Oh, hey there! Feel free to take a seat, grab some tea, some cake or cookies or fruits if you prefer.
I’m Bia (it’s strange being called Bia even though it’s my ‘normal’ nickname), and I am here to just BE.
What? Be who? Bee Movie? Yeah, no. I actually really just want to be myself even if I have no idea what the hell that really means.
The thing is – I have always been somewhat in a soul-searching – since I was little (I kid you not my younger self scares me sometimes), and I really don’t know where I am right now in this process.
WHO AM I WHERE I AM
I just graduated from college, I have no idea what I want to do with my life and the only thing I am certain is that I LOVE books and have aspirations to be a writer even though I doubt myself all the time. Well, let’s say I’m a little lost seed(A BEAUTIFUL ONE OK) traveling the vast sea of existence like everyone else. And I want to put everything that is inside me outside in the world(C’MON GUTS, WELCOME THE WORLD).
And to be honest, I have always been afraid, even if in an unconscious way, of doing this. I made myself invisible in little details, I stopped sharing my thoughts, my drawings, my feelings with the world. I got afraid of being judged, I lost the confidence in being who I am, in being me despite all. For you guys who like astrology and horoscope, I’m a gemini, moon in sagitarius, leo rising. One of my strong points should be communication (according to it), and I fail miserable because apparently I have some retrograde planet and YEAH. You get it. I have a deep need to communicate but a deep fear of doing so, and this have always been a problem for me. So ever since I was little I would write what I couldn’t say. I tried to hide myself in the internet, where I were less afraid. I tried to create at least seven blogs, two magazines and one newspaper on my younger days, but failed everytime.
AND YET HERE I AM AGAIN. I am taking a chance and trying AGAIN. YEAH. YOU CAN’T BEAT ME FAILURE. I WILL THRIVE.
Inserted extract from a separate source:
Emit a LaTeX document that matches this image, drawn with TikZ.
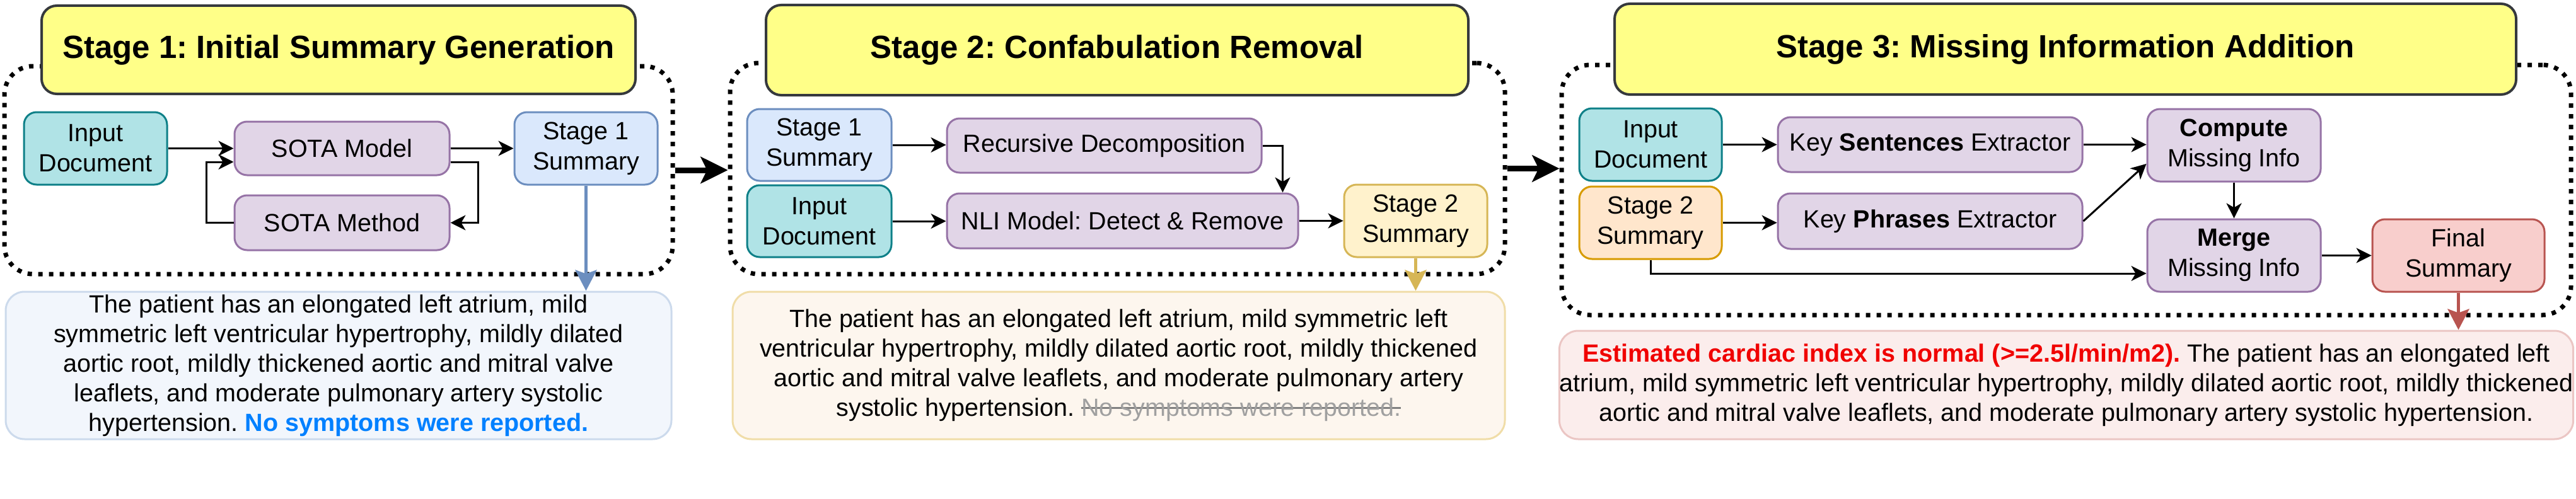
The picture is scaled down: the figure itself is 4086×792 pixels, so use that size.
\documentclass[tikz,border=0pt]{standalone}
\usepackage{fontspec}
\setmainfont{Liberation Sans}
\usetikzlibrary{arrows.meta,calc}
\frenchspacing
\definecolor{inFill}{HTML}{B0E3E6}
\definecolor{inDraw}{HTML}{0E8088}
\definecolor{puFill}{HTML}{E1D5E7}
\definecolor{puDraw}{HTML}{9673A6}
\definecolor{blFill}{HTML}{DAE8FC}
\definecolor{blDraw}{HTML}{6C8EBF}
\definecolor{ylFill}{HTML}{FFF2CC}
\definecolor{ylDraw}{HTML}{D6B656}
\definecolor{orFill}{HTML}{FFE6CC}
\definecolor{orDraw}{HTML}{D79B00}
\definecolor{rdFill}{HTML}{F8CECC}
\definecolor{rdDraw}{HTML}{B85450}
\definecolor{tiFill}{HTML}{FFFF88}
\definecolor{tiDraw}{HTML}{36393D}
\definecolor{tbBlFill}{HTML}{F2F6FC}
\definecolor{tbBlDraw}{HTML}{CCDAEC}
\definecolor{tbYlFill}{HTML}{FDF6EE}
\definecolor{tbYlDraw}{HTML}{F0DDA8}
\definecolor{tbRdFill}{HTML}{FBEDEC}
\definecolor{tbRdDraw}{HTML}{EBC6C4}
\definecolor{noteBlue}{HTML}{0080FF}
\definecolor{noteRed}{HTML}{F00000}
\definecolor{strikeText}{HTML}{A0A0A0}
\definecolor{strikeLine}{HTML}{808080}
\newcommand{\myNodeFont}{\fontsize{39.5}{48}\selectfont}
\newcommand{\myBodyFont}{\fontsize{39.5}{47}\selectfont}
\newcommand{\myTitleFont}{\fontsize{51}{60}\selectfont\bfseries}
\newsavebox{\myStrikeBox}
\newcommand{\greystrike}[1]{\sbox{\myStrikeBox}{\textcolor{strikeText}{#1}}\rlap{\textcolor{strikeLine}{\rule[0.3em]{\wd\myStrikeBox}{3pt}}}\usebox{\myStrikeBox}}
\tikzset{
  box/.style={rounded corners=20pt, line width=3pt, align=center, inner sep=0pt, font=\myNodeFont},
  inbox/.style={box, fill=inFill, draw=inDraw},
  pubox/.style={box, fill=puFill, draw=puDraw},
  blbox/.style={box, fill=blFill, draw=blDraw},
  ylbox/.style={box, fill=ylFill, draw=ylDraw},
  orbox/.style={box, fill=orFill, draw=orDraw},
  rdbox/.style={box, fill=rdFill, draw=rdDraw},
  titlebox/.style={rounded corners=24pt, line width=4pt, fill=tiFill, draw=tiDraw, align=center, inner sep=0pt, font=\myTitleFont},
  dotbox/.style={draw=black, line width=7pt, dash pattern=on 7pt off 10pt, rounded corners=45pt, inner sep=0pt},
  textbox/.style={rounded corners=30pt, line width=3pt, align=center, inner sep=0pt, font=\myBodyFont},
  arr/.style={-{Stealth[length=24pt,width=24pt,inset=7pt]}, line width=3pt, draw=black},
  bigarr/.style={-{Stealth[length=43pt,width=42pt,inset=10pt]}, line width=9pt, draw=black},
  colarr/.style={-{Stealth[length=33pt,width=34pt,inset=6pt]}, line width=5pt},
}
\begin{document}
\begin{tikzpicture}[x=1pt,y=-1pt]
\useasboundingbox (0,0) rectangle (4086,792);
% dotted containers
\node[dotbox, minimum width=1060pt, minimum height=330pt] (b1) at (537,270) {};
\node[dotbox, minimum width=1229pt, minimum height=335pt] (b2) at (1772.5,267.5) {};
\node[dotbox, minimum width=1601pt, minimum height=397pt] (b3) at (3277.5,301.5) {};
% titles
\node[titlebox, minimum width=942pt, minimum height=140pt] (t1) at (537,79) {Stage 1: Initial Summary Generation};
\node[titlebox, minimum width=1114pt, minimum height=143pt] (t2) at (1772,79.5) {Stage 2: Confabulation Removal};
\node[titlebox, minimum width=1430pt, minimum height=144pt] (t3) at (3276,78) {Stage 3: Missing Information Addition};
% stage 1
\node[inbox, minimum width=227pt, minimum height=115pt] (in1) at (151.5,235.5) {Input\\Document};
\node[pubox, minimum width=341pt, minimum height=85pt] (sm) at (542.5,235.5) {SOTA Model};
\node[blbox, minimum width=227pt, minimum height=115pt] (s1sum) at (929.5,235.5) {Stage 1\\Summary};
\node[pubox, minimum width=341pt, minimum height=87pt] (smeth) at (542.5,353.5) {SOTA Method};
\node[textbox, fill=tbBlFill, draw=tbBlDraw, minimum width=1056pt, minimum height=234pt] (text1) at (537,580)
  {The patient has an elongated left atrium, mild\\
   symmetric left ventricular hypertrophy, mildly dilated\\
   aortic root, mildly thickened aortic and mitral valve\\
   leaflets, and moderate pulmonary artery systolic\\
   hypertension. {\color{noteBlue}\bfseries No symptoms were reported.}};
\draw[arr] (in1) -- (sm);
\draw[arr] (sm) -- (s1sum);
\draw[arr] ($(sm.east)+(0,21.5)$) -| ($(smeth.east)+(44,0)$) -- (smeth.east);
\draw[arr] (smeth.west) -| ($(sm.west)+(-43,21.5)$) -- ($(sm.west)+(0,21.5)$);
\draw[colarr, blDraw] (s1sum.south) -- (s1sum.south |- text1.north);
% stage 2
\node[blbox, minimum width=229pt, minimum height=114pt] (s1in2) at (1299.5,230) {Stage 1\\Summary};
\node[inbox, minimum width=229pt, minimum height=114pt] (in2) at (1299.5,351) {Input\\Document};
\node[pubox, minimum width=499pt, minimum height=86pt] (rec) at (1751.5,231) {Recursive Decomposition};
\node[pubox, minimum width=557pt, minimum height=87pt] (nli) at (1780.5,350.5) {NLI Model: Detect \& Remove};
\node[ylbox, minimum width=227pt, minimum height=115pt] (s2sum) at (2245.5,350.5) {Stage 2\\Summary};
\node[textbox, fill=tbYlFill, draw=tbYlDraw, minimum width=1225pt, minimum height=234pt] (text2) at (1774.5,580)
  {The patient has an elongated left atrium, mild symmetric left\\
   ventricular hypertrophy, mildly dilated aortic root, mildly thickened\\
   aortic and mitral valve leaflets, and moderate pulmonary artery\\
   systolic hypertension. \greystrike{No symptoms were reported.}};
\draw[arr] (s1in2.east) -- (s1in2.east -| rec.west);
\draw[arr] (in2.east) -- (in2.east -| nli.west);
\draw[arr] (nli.east) -- (nli.east -| s2sum.west);
\draw[arr] (rec.east) -| ($(nli.north east)+(-26,0)$);
\draw[colarr, ylDraw] (s2sum.south) -- (s2sum.south |- text2.north);
% stage 3
\node[inbox, minimum width=226pt, minimum height=115pt] (in3) at (2618,229.5) {Input\\Document};
\node[orbox, minimum width=226pt, minimum height=115pt] (s2in3) at (2618,353.5) {Stage 2\\Summary};
\node[pubox, minimum width=483pt, minimum height=87pt] (ks) at (3061.5,229.5) {Key \textbf{Sentences} Extractor};
\node[pubox, minimum width=483pt, minimum height=88pt] (kp) at (3061.5,351) {Key \textbf{Phrases} Extractor};
\node[pubox, minimum width=275pt, minimum height=115pt] (comp) at (3543.5,230.5) {\textbf{Compute}\\Missing Info};
\node[pubox, minimum width=275pt, minimum height=115pt] (merge) at (3543.5,405.5) {\textbf{Merge}\\Missing Info};
\node[rdbox, minimum width=273pt, minimum height=115pt] (final) at (3899.5,405.5) {Final\\Summary};
\node[textbox, fill=tbRdFill, draw=tbRdDraw, minimum width=1601pt, minimum height=172pt] (text3) at (3277.5,611)
  {{\color{noteRed}\bfseries Estimated cardiac index is normal (>=2.5l/min/m2).} The patient has an elongated left\\
   atrium, mild symmetric left ventricular hypertrophy, mildly dilated aortic root, mildly thickened\\
   aortic and mitral valve leaflets, and moderate pulmonary artery systolic hypertension.};
\draw[arr] (in3.east) -- (in3.east -| ks.west);
\draw[arr] (s2in3.east) -- (s2in3.east -| kp.west);
\draw[arr] (ks.east) -- (ks.east -| comp.west);
\draw[arr] (kp.east) -- ($(comp.west)+(0,29.5)$);
\draw[arr] (comp) -- (merge);
\draw[arr] (merge) -- (final);
\draw[arr] (s2in3.south) |- ($(merge.west)+(0,28.5)$);
\draw[colarr, rdDraw] (final.south) -- (final.south |- text3.north);
% stage connectors
\draw[bigarr] (b1.east) -- (b1.east -| b2.west);
\draw[bigarr] (b2.east) -- (b2.east -| b3.west);
\end{tikzpicture}
\end{document}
I decided that I want to put myself out there, I want to SCREAM to the world, I want to dance to my own song and also to the song of the universe. I want to be unafraid of BEING, of sharing things I like, of living. I want to know who I want to be. And to do that I need to be vulnerable (that’s what the self-help texts say at least), and I thought that creating a blog and sharing my toughts and writings and my journey in LOSTLAND would help in this matter. (even If most of the time I think I have absolutly nothing worth sharing yes, shhh, let’s not talk about this right now)
My father usually says to me when I am afraid of doing something: “Bibi, there are two possibilities in this situation – failure or success -. You go in this already knowing you can fail, so why are you afraid? The only other possibility is success. You already have the ‘no’, so go try get the ‘yes’
I don’t know if this makes sense, but here I am, trying to get a yes out of whatever this is!
- I want to write stories
- I want to find my place in the world and do something meaningful
- I want to express myself and share things and be unafraid of doing so
- I want to be as authentic as I can
- I WANT TO TALK TO SOMEONE PLEASE DON’T LEAVE ME ALONE I AM AFRAID
- And I really want to create something consistent here, something I can be proud of.
There’s a line that I really like that goes “I fall down, I get up, meanwhile I keep dancing”. I guess it’s a bit of what I’m trying to do right now.
Overall I’m not very sure what to write here but welcome aboard! I hope you can join me in this adventure through lost and crazy seas!
And you? What you really want to do but are afraid of? Who you want to be?